‘‘Avni Arbaş Heykeli’’nin açılışı, ‘XI. Uluslararası Foça Kültür Sanat ve Balıkçılık Festivali’’ kapsamında düzenlenen törenle yapıldı. Avni Arbaş Sokağı devamındaki Kalyoncu Kafe arkasında bulunan yeşil alanda tanzim edilen ‘‘Avni Arbaş Heykeli’’ açılışına, onur konuğu olarak davet edilen Avni Arbaş’ın kızı Sanatçı Zerrin Arbaş da katıldı.
Foça Belediye Başkanı Gökhan Demirağ ‘‘Resim sanatının büyük ustası merhum Avni Arbaş, vefatından önceki son yıllarında ilçemizde bulundu. Büyük Ustaya olan saygımızı heykeliyle ifade etmek istedik’’dedi.
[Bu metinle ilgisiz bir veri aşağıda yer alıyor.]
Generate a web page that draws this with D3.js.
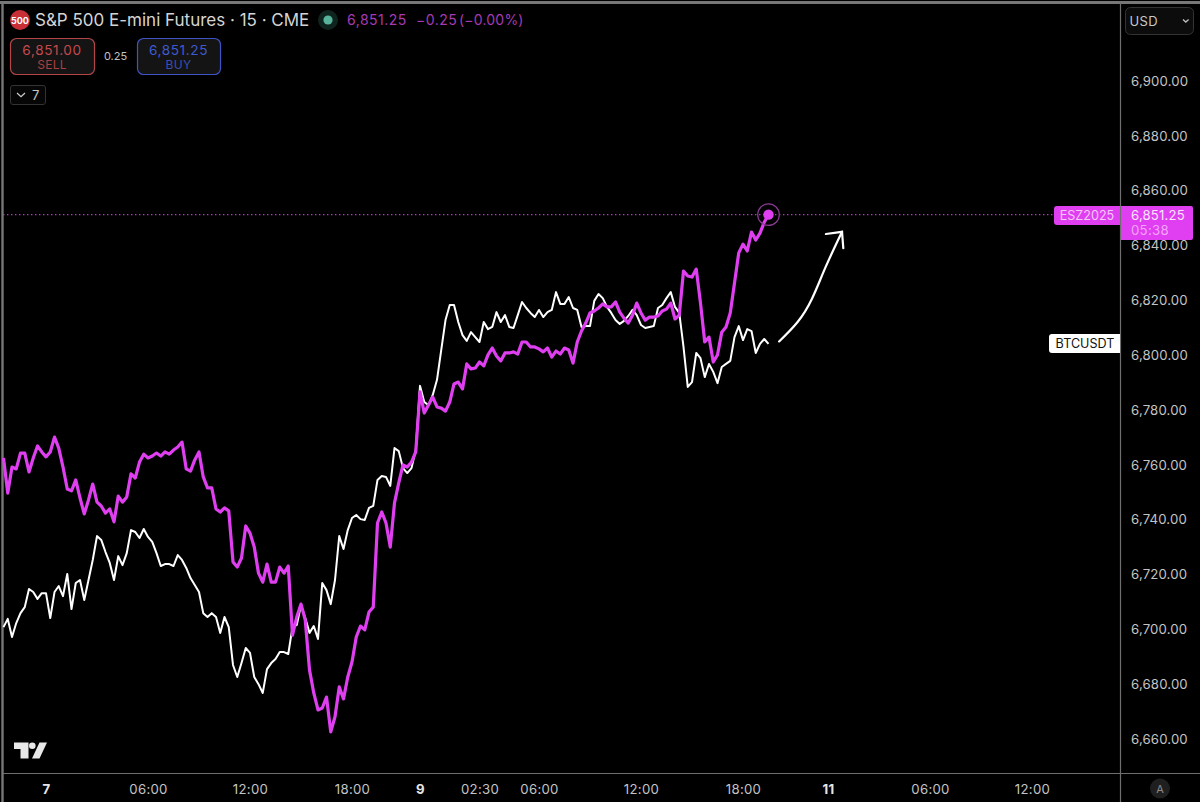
<!DOCTYPE html>
<html>
<head>
<meta charset="utf-8">
<script src="https://cdn.jsdelivr.net/npm/d3@7"></script>
<style>
html,body{margin:0;padding:0;background:#000;overflow:hidden}
svg{display:block}
text{font-family:Inter,"Noto Sans",sans-serif}
</style>
</head>
<body>
<svg id="c" width="1200" height="802"></svg>
<script>
const esValues = [6762.5,6749.7,6759.2,6758.5,6764.3,6764.3,6757.4,6762.5,6766.9,6764.7,6762.9,6764.7,6770.1,6766.1,6759.2,6751.2,6750.5,6754.5,6747.9,6742.1,6747.2,6753.0,6746.4,6745.0,6742.4,6743.9,6739.2,6748.6,6746.4,6748.3,6756.7,6755.2,6761.0,6763.9,6762.5,6763.2,6764.3,6763.2,6764.7,6763.9,6765.4,6766.5,6768.3,6758.5,6757.7,6761.8,6764.7,6755.6,6751.6,6751.6,6743.9,6742.8,6744.3,6743.2,6724.6,6722.7,6726.0,6737.7,6735.1,6730.0,6720.5,6717.2,6723.8,6717.2,6717.2,6722.7,6720.5,6723.1,6697.9,6704.5,6709.2,6703.4,6685.2,6676.8,6670.6,6671.3,6675.3,6662.6,6668.1,6679.0,6674.6,6682.6,6688.1,6697.2,6701.2,6699.8,6706.3,6708.1,6738.8,6742.8,6738.8,6730.0,6746.1,6753.4,6760.0,6759.2,6761.0,6764.7,6786.6,6778.9,6781.8,6784.7,6781.1,6780.7,6779.6,6782.9,6789.5,6790.2,6787.7,6796.8,6795.0,6795.3,6797.5,6796.1,6800.1,6802.6,6799.7,6797.9,6800.8,6800.8,6801.2,6800.4,6804.8,6804.8,6803.0,6803.0,6802.3,6801.2,6802.6,6799.3,6801.5,6800.4,6802.6,6801.9,6797.1,6804.8,6808.8,6811.7,6815.4,6816.1,6817.2,6818.7,6817.6,6817.6,6819.4,6815.7,6813.5,6811.7,6814.6,6819.0,6815.4,6812.8,6813.9,6813.9,6814.3,6816.1,6816.8,6819.0,6813.2,6814.6,6830.7,6828.9,6828.5,6831.4,6819.0,6804.8,6806.6,6797.5,6800.1,6808.4,6810.3,6815.4,6826.3,6837.3,6840.5,6838.0,6844.9,6842.0,6844.5,6848.5,6851.25];
const btcOverlayValues = [6700.8,6703.8,6697.2,6702.3,6705.9,6708.1,6714.7,6713.6,6711.1,6713.2,6713.2,6704.1,6713.6,6715.8,6712.1,6720.2,6707.4,6716.9,6718.0,6710.7,6718.0,6725.3,6734.0,6732.6,6728.2,6724.2,6718.0,6726.7,6723.4,6727.8,6736.2,6735.5,6733.3,6736.6,6733.7,6731.9,6727.8,6723.1,6723.8,6723.8,6723.1,6727.1,6725.3,6722.4,6718.7,6716.2,6713.6,6705.9,6704.5,6705.9,6704.5,6698.7,6704.5,6700.8,6687.0,6682.6,6687.7,6693.2,6691.4,6682.6,6680.0,6676.8,6685.5,6687.7,6689.2,6691.7,6691.7,6691.0,6700.8,6701.6,6708.9,6704.1,6698.7,6701.2,6696.5,6716.9,6714.3,6709.2,6718.0,6734.0,6729.3,6736.2,6740.6,6741.7,6740.2,6739.9,6744.3,6745.0,6754.5,6755.9,6755.6,6752.3,6766.1,6765.0,6758.8,6757.0,6758.8,6765.4,6788.8,6782.9,6781.8,6785.5,6791.0,6801.9,6812.8,6818.3,6818.3,6812.1,6807.3,6805.2,6808.4,6806.6,6804.8,6812.1,6809.5,6810.3,6815.7,6812.1,6814.6,6810.3,6809.9,6814.6,6819.4,6817.2,6815.4,6813.9,6816.5,6813.9,6815.7,6816.5,6823.0,6818.7,6818.7,6821.2,6817.2,6816.5,6810.3,6810.6,6810.6,6819.8,6822.3,6820.8,6817.6,6815.4,6812.8,6811.4,6812.5,6814.3,6816.5,6814.6,6811.0,6809.9,6810.3,6810.6,6817.2,6818.3,6820.8,6823.0,6817.6,6815.4,6803.0,6788.4,6790.2,6800.8,6798.9,6792.0,6796.8,6793.9,6789.8,6795.7,6796.8,6797.9,6806.6,6810.6,6805.5,6809.5,6808.8,6800.8,6804.1,6805.9,6804.1];
const priceTicks = [6660,6680,6700,6720,6740,6760,6780,6800,6820,6840,6860,6880,6900];
const timeTickBars = [10,34,58,82,98,112,126,150,174,194,218,242];
const timeTickLabels = ["7","06:00","12:00","18:00","9","02:30","06:00","12:00","18:00","11","06:00","12:00"];
const boldTimeLabels = ["7","9","11"];
const lastPrice = 6851.25;
const arrowBars = [182.5,186.8,190.2,193.4,197.3];
const arrowPrices = [6805,6812,6820.5,6832,6845];
const arrowHeadBars = [193.5,197.3,197.6];
const arrowHeadPrices = [6844.2,6845,6839];

const MAGENTA = "#df3ff0";
const svg = d3.select("#c");
const x = d3.scaleLinear().domain([0,242]).range([3.5,3.5+242*4.25]);
const y = d3.scaleLinear().domain([6660,6900]).range([739,81]);

svg.append("rect").attr("width",1200).attr("height",802).attr("fill","#000");

// price axis
const yAxis = d3.axisRight(y).tickValues(priceTicks).tickSize(0).tickPadding(0).tickFormat(d3.format(",.2f"));
const yG = svg.append("g").attr("transform","translate(1131,0)").call(yAxis);
yG.select(".domain").remove();
yG.selectAll("text").attr("x",0).attr("fill","#c4c4c4").attr("font-size",13.2).style("letter-spacing","0.15px");

// time axis
const xAxis = d3.axisBottom(x).tickValues(timeTickBars).tickSize(0).tickPadding(0)
  .tickFormat((d,i)=>timeTickLabels[i]);
const xG = svg.append("g").attr("transform","translate(0,789)").call(xAxis);
xG.select(".domain").remove();
xG.selectAll("text").attr("y",0).attr("dy","0.35em").attr("font-size",13.2).style("letter-spacing","0.3px")
  .attr("fill",(d,i)=>boldTimeLabels.includes(timeTickLabels[i])?"#e6e6e6":"#c4c4c4")
  .attr("font-weight",(d,i)=>boldTimeLabels.includes(timeTickLabels[i])?700:400);

// frame
const frame = svg.append("g").attr("stroke","#6e6e6e").attr("fill","none");
frame.append("line").attr("x1",0).attr("x2",1200).attr("y1",2.5).attr("y2",2.5).attr("stroke-width",3).attr("stroke","#777");
frame.append("line").attr("x1",2.5).attr("x2",2.5).attr("y1",2).attr("y2",802).attr("stroke-width",2.4).attr("stroke","#777");
frame.append("line").attr("x1",1120.5).attr("x2",1120.5).attr("y1",3).attr("y2",802).attr("stroke-width",1.2);
frame.append("line").attr("x1",3).attr("x2",1200).attr("y1",773.5).attr("y2",773.5).attr("stroke-width",1.2);

// last price line
svg.append("line").attr("x1",3).attr("x2",1120).attr("y1",y(lastPrice)).attr("y2",y(lastPrice))
  .attr("stroke","#b63cc4").attr("stroke-width",1.2).attr("stroke-dasharray","1.4 2.6");

const line = d3.line().x((d,i)=>x(i)).y(d=>y(d)).curve(d3.curveLinear);
svg.append("path").datum(btcOverlayValues).attr("d",line).attr("fill","none")
  .attr("stroke","#fff").attr("stroke-width",2).attr("stroke-linejoin","round");
svg.append("path").datum(esValues).attr("d",line).attr("fill","none")
  .attr("stroke",MAGENTA).attr("stroke-width",3.2).attr("stroke-linejoin","round");

// last point
const li = esValues.length-1;
svg.append("circle").attr("cx",x(li)).attr("cy",y(lastPrice)).attr("r",5.2).attr("fill",MAGENTA);
svg.append("circle").attr("cx",x(li)).attr("cy",y(lastPrice)).attr("r",10.8).attr("fill","none")
  .attr("stroke","#8a3a94").attr("stroke-width",1.2);

// hand-drawn arrow
svg.append("path").datum(arrowBars.map((b,i)=>[x(b),y(arrowPrices[i])]))
  .attr("d",d3.line().curve(d3.curveNatural)).attr("fill","none").attr("stroke","#fff").attr("stroke-width",2.2).attr("stroke-linecap","round");
svg.append("path").datum(arrowHeadBars.map((b,i)=>[x(b),y(arrowHeadPrices[i])]))
  .attr("d",d3.line()).attr("fill","none").attr("stroke","#fff").attr("stroke-width",2.2).attr("stroke-linecap","round");

// price labels
svg.append("path").attr("d","M1120 206H1057a3 3 0 0 0-3 3V222a3 3 0 0 0 3 3H1120Z").attr("fill",MAGENTA);
svg.append("text").attr("x",1087).attr("y",216).attr("dy","0.35em").attr("text-anchor","middle")
  .attr("font-size",12.6).attr("fill","#f5c8f8").text("ESZ2025");
svg.append("path").attr("d","M1121 206H1191a2 2 0 0 1 2 2V238a2 2 0 0 1-2 2H1121Z").attr("fill",MAGENTA);
svg.append("text").attr("x",1131).attr("y",215).attr("dy","0.35em").attr("font-size",13.2)
  .style("letter-spacing","0.15px").attr("fill","#fbe4fc").text("6,851.25");
svg.append("text").attr("x",1131).attr("y",230.5).attr("dy","0.35em").attr("font-size",13.2)
  .style("letter-spacing","0.3px").attr("fill","#f3a4f8").text("05:38");
svg.append("path").attr("d","M1120 334H1052a3 3 0 0 0-3 3V350a3 3 0 0 0 3 3H1120Z").attr("fill","#fff");
svg.append("text").attr("x",1085).attr("y",343.5).attr("dy","0.35em").attr("text-anchor","middle")
  .attr("font-size",12.6).attr("fill","#111").text("BTCUSDT");

// currency box
svg.append("rect").attr("x",1125.5).attr("y",7.5).attr("width",68).attr("height",27).attr("rx",5)
  .attr("fill","#0c0c0c").attr("stroke","#333");
svg.append("text").attr("x",1129.5).attr("y",21).attr("dy","0.35em").attr("font-size",13).attr("fill","#c8c8c8").style("letter-spacing","0.4px").text("USD");
svg.append("path").attr("d","M1183 19.5l2.8 2.6 2.8-2.6").attr("fill","none").attr("stroke","#c0c0c0").attr("stroke-width",1.3);

// legend
svg.append("circle").attr("cx",20).attr("cy",20).attr("r",10).attr("fill","#c92f37");
svg.append("text").attr("x",20).attr("y",20.5).attr("dy","0.35em").attr("text-anchor","middle")
  .attr("font-size",9).attr("font-weight",700).attr("fill","#fff").text("500");
svg.append("text").attr("x",35).attr("y",20.5).attr("dy","0.35em").attr("font-size",17).attr("fill","#d4d4d4")
  .text("S&P 500 E-mini Futures · 15 · CME");
svg.append("circle").attr("cx",328).attr("cy",20).attr("r",10).attr("fill","#10241f");
svg.append("circle").attr("cx",328).attr("cy",20).attr("r",4.6).attr("fill","#58b39d");
const legendColor="#a63ab4";
svg.append("text").attr("x",347).attr("y",20.5).attr("dy","0.35em").attr("font-size",14).style("letter-spacing","0.5px").attr("fill",legendColor).text("6,851.25");
svg.append("text").attr("x",416).attr("y",20.5).attr("dy","0.35em").attr("font-size",14).style("letter-spacing","0.5px").attr("fill",legendColor).text("−0.25");
svg.append("text").attr("x",459).attr("y",20.5).attr("dy","0.35em").attr("font-size",14).style("letter-spacing","0.2px").attr("fill",legendColor).text("(−0.00%)");

function tradeBox(x0,x1,stroke,col,price,lab){
  svg.append("rect").attr("x",x0+.5).attr("y",38.5).attr("width",x1-x0).attr("height",36).attr("rx",6)
    .attr("fill","#141414").attr("stroke",stroke).attr("stroke-width",1.2);
  const cx=(x0+x1)/2;
  svg.append("text").attr("x",cx).attr("y",50).attr("dy","0.35em").attr("text-anchor","middle").attr("font-size",13.6).style("letter-spacing","0.6px").attr("fill",col).text(price);
  svg.append("text").attr("x",cx).attr("y",65).attr("dy","0.35em").attr("text-anchor","middle").attr("font-size",12).style("letter-spacing","0.3px").attr("fill",col).attr("opacity",.85).text(lab);
}
tradeBox(10,94,"#b24648","#c4494c","6,851.00","SELL");
tradeBox(137,220,"#3d55c4","#3f5ad0","6,851.25","BUY");
svg.append("text").attr("x",115.5).attr("y",56).attr("dy","0.35em").attr("text-anchor","middle").attr("font-size",11).attr("fill","#c0c0c0").text("0.25");

svg.append("rect").attr("x",10.5).attr("y",85.5).attr("width",35).attr("height",19).attr("rx",2.5).attr("fill","#060606").attr("stroke","#333");
svg.append("path").attr("d","M17 93l4 3.6 4-3.6").attr("fill","none").attr("stroke","#cfcfcf").attr("stroke-width",1.2);
svg.append("text").attr("x",32).attr("y",95).attr("dy","0.35em").attr("font-size",13).attr("fill","#c8c8c8").text("7");

// logo
const logo=svg.append("g").attr("fill","#e8e8e8");
logo.append("path").attr("d","M14 742.5H28.5V758.5H20.5V749H14Z");
logo.append("circle").attr("cx",32.3).attr("cy",745.8).attr("r",3.3);
logo.append("path").attr("d","M39.5 742.5H47L39.5 758.5H32Z");

// auto button
svg.append("circle").attr("cx",1160).attr("cy",788.5).attr("r",10).attr("fill","#1f1f1f");
svg.append("text").attr("x",1160).attr("y",789).attr("dy","0.35em").attr("text-anchor","middle").attr("font-size",11).attr("fill","#8a8a8a").text("A");
</script>
</body>
</html>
Foça Belediye Başkanı Gökhan Demirağ, onur konuğu Zerrin Arbaş ve ‘‘Avni Arbaş Heykeli’’ni yapan sanatçı Eşber Karayalçın’a teşekkür plaketi sundu.
SANATA SAYGI
Heykel sanatçısı
Eşber Karayalçın’ın, krom-nikel ve korten çelik malzemeden yaptığı eser; Avni
Arbaş’ın kendi portresi ve resmettiği atlı figürlerden birinin 3 boyutlu
halinden oluşuyor.
AVNİ ARBAŞ
1919 yılında
İstanbul’da doğan büyük ressam. Türkiye’ye özgü yöresel motifleri resimde ilk
kullanan sanatçılardandır. Ortaöğrenimini Galatasaray Lisesi’nde bitirdikten
sonra İstanbul Devlet Güzel Sanatlar Akademisi’ne girdi. Burada 1940-1946
arasında Fransız ressam Leopold Levy yönetiminde çalıştı. 1940’ta Beyoğlu
Matbuat Müdürlüğü’ndeki Liman Resim Sergisi’ni düzenleyen ve sonradan “Yeniler”
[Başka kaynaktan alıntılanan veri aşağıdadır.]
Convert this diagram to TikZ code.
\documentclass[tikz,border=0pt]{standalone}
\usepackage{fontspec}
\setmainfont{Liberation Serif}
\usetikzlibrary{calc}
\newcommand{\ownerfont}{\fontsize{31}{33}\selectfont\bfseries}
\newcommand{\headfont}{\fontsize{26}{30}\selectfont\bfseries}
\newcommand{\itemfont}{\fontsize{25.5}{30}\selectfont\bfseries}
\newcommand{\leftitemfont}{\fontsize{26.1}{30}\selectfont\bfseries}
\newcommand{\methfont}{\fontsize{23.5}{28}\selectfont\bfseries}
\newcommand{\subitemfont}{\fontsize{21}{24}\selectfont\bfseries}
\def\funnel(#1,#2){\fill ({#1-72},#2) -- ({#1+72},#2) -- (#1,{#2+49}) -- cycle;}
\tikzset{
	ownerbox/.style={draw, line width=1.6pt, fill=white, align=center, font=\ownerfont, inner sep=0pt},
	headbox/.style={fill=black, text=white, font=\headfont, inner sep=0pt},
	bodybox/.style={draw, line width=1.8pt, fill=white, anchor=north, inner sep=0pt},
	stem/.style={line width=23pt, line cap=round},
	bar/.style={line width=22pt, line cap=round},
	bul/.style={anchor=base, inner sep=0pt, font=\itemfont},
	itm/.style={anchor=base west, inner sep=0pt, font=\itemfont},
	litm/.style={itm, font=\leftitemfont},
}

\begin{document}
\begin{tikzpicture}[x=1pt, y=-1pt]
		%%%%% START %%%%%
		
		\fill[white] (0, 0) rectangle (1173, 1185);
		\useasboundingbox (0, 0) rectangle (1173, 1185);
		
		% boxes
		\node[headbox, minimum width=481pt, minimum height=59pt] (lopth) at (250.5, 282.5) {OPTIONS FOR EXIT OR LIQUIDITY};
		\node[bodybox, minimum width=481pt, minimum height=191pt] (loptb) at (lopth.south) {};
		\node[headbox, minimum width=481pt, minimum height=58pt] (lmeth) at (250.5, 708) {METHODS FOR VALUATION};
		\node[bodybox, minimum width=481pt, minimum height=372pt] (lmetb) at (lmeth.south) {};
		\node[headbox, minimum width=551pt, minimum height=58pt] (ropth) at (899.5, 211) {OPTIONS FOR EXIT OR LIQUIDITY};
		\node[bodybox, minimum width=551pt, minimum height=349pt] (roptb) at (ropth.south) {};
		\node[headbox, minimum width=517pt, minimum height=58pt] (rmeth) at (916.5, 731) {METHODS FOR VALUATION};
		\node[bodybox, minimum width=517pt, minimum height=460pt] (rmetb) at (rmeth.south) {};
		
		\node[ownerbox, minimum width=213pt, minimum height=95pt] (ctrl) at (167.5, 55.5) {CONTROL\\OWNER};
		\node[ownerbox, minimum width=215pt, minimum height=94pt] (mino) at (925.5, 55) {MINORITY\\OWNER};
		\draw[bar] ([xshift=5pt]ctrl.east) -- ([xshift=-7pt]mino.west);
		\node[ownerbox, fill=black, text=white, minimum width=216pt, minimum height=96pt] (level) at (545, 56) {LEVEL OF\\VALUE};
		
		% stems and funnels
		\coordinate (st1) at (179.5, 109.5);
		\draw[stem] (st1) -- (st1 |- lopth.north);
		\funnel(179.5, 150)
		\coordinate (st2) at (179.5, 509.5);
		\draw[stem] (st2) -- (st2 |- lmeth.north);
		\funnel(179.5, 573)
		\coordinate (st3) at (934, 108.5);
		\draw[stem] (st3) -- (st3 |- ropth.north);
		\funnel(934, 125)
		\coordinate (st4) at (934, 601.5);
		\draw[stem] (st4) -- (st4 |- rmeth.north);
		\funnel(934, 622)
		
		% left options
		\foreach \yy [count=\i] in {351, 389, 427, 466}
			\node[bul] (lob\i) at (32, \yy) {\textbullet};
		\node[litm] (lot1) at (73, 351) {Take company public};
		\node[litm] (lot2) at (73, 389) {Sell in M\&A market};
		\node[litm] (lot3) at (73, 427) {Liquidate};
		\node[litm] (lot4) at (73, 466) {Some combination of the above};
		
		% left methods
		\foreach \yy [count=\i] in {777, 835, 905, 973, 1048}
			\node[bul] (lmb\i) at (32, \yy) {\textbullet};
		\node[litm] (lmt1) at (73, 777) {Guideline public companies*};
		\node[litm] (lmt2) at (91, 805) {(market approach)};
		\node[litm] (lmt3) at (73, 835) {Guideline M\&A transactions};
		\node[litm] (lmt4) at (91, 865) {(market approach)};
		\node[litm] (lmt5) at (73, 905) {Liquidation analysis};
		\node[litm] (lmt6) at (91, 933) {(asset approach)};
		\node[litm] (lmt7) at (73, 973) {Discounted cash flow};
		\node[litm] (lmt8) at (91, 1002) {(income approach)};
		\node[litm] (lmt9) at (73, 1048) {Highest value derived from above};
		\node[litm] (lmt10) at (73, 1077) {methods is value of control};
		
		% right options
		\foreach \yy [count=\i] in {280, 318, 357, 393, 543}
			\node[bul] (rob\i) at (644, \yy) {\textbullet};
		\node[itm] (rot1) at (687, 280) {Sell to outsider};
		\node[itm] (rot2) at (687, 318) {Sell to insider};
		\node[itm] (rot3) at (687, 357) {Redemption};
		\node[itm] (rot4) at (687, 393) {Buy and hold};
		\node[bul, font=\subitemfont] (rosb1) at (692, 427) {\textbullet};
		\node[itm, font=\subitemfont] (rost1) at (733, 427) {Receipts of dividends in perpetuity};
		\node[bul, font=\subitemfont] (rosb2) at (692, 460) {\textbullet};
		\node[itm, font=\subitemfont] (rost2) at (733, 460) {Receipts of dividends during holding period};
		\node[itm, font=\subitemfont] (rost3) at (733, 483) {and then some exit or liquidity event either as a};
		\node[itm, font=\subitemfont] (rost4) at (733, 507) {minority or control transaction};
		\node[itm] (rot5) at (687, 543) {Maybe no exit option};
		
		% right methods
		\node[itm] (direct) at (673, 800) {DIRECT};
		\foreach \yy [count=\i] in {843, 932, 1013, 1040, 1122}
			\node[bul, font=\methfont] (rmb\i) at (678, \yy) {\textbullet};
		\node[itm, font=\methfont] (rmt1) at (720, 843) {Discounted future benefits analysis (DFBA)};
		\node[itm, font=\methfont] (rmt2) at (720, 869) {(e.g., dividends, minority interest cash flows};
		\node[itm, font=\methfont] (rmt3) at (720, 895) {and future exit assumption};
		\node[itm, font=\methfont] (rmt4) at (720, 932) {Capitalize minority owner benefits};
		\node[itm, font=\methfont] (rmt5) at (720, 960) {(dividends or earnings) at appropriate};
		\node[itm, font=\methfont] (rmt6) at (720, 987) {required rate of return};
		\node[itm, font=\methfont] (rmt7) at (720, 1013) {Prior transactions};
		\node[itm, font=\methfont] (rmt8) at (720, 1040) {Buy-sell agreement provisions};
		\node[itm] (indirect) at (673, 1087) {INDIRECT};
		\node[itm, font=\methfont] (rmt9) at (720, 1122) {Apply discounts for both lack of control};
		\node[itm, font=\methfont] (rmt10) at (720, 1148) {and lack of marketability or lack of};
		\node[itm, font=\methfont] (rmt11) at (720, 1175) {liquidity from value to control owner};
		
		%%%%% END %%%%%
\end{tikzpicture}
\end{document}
diye anılacak olan sanatçılar arasında yer aldı. Yeniler, 1928’deki “Müstakil
Ressamlar ve Heykeltıraşlar Birliği” ve 1933’teki “D Grubu” gibi girişimlerin
genelde Batı sanatına dönük tutumlarından sonra, yöresel değerlere, Türk
toplumuna ve geleneklerine yönelişin ilk temsilcileriydi. Avni Arbaş 1947’de
Fransız Hükümeti’nin bursuyla Paris’e gitti. Oradaki ilk kişisel sergisini
1953’te açtı. Daha sonra Saint-Paul de Vence’ta, Paris’te, Antibes’de, New
York’ta, Torino’da ve Cenevre’de kişisel sergiler düzenledi. Paris’te soyut
resmi desteklemekle tanınan “Salon de Mai” galerisinin üyesi bulunan Avni
Arbaş, ayrıca Paris’teki yabancı ressamların oluşturduğu Paris Okulu’nun bir
sergisine katıldı. Yurt içinde de 1977-1982 arasında İstanbul ve Ankara’daki
çeşitli galerilerde yapıtlarını sergiledi.
Doğaya kendine özgü
bir bakışla yönelen Avni Arbaş, görüntünün anımsatıcı özelliklerinden yola
çıkarak resmine anlatımcı bir içerik kazandırır. Ancak anlatımcılığı, Alman
Dışavurumculuğunun (Ekspresyonizm) anlatımcılığına benzemez, yumuşak ve
duyguludur. Yapıtlarını, sıcak renklerin açık-koyu değerlerinin karşıtlığıyla
düzenler. Üçüncü boyutu vurgulanmadığı gibi, ayrıntı üstünde de fazla durmaz.
Sanat yaşamı boyunca resimlerindeki temel duyarlık değişmemiştir; Türkiye’ye
özgü yaşam motiflerine sevgisi ve figüre bağlılığı sürekli olmuştur.
Soyutlamaları, soyut ile figüratif resim arasındaki sınırda yer alır. Avni
Arbaş belirli bir akımın peşinden gitmemiş resimlerinde kişisel duyarlığını ön
planda tutmuş; ama çağdaş resmin gelişmelerini de göz ardı etmemiştir.
Türk resim sanatının büyük ustası Avni Arbaş, 2003 yılında Foça’daki evinde vefat etmiştir.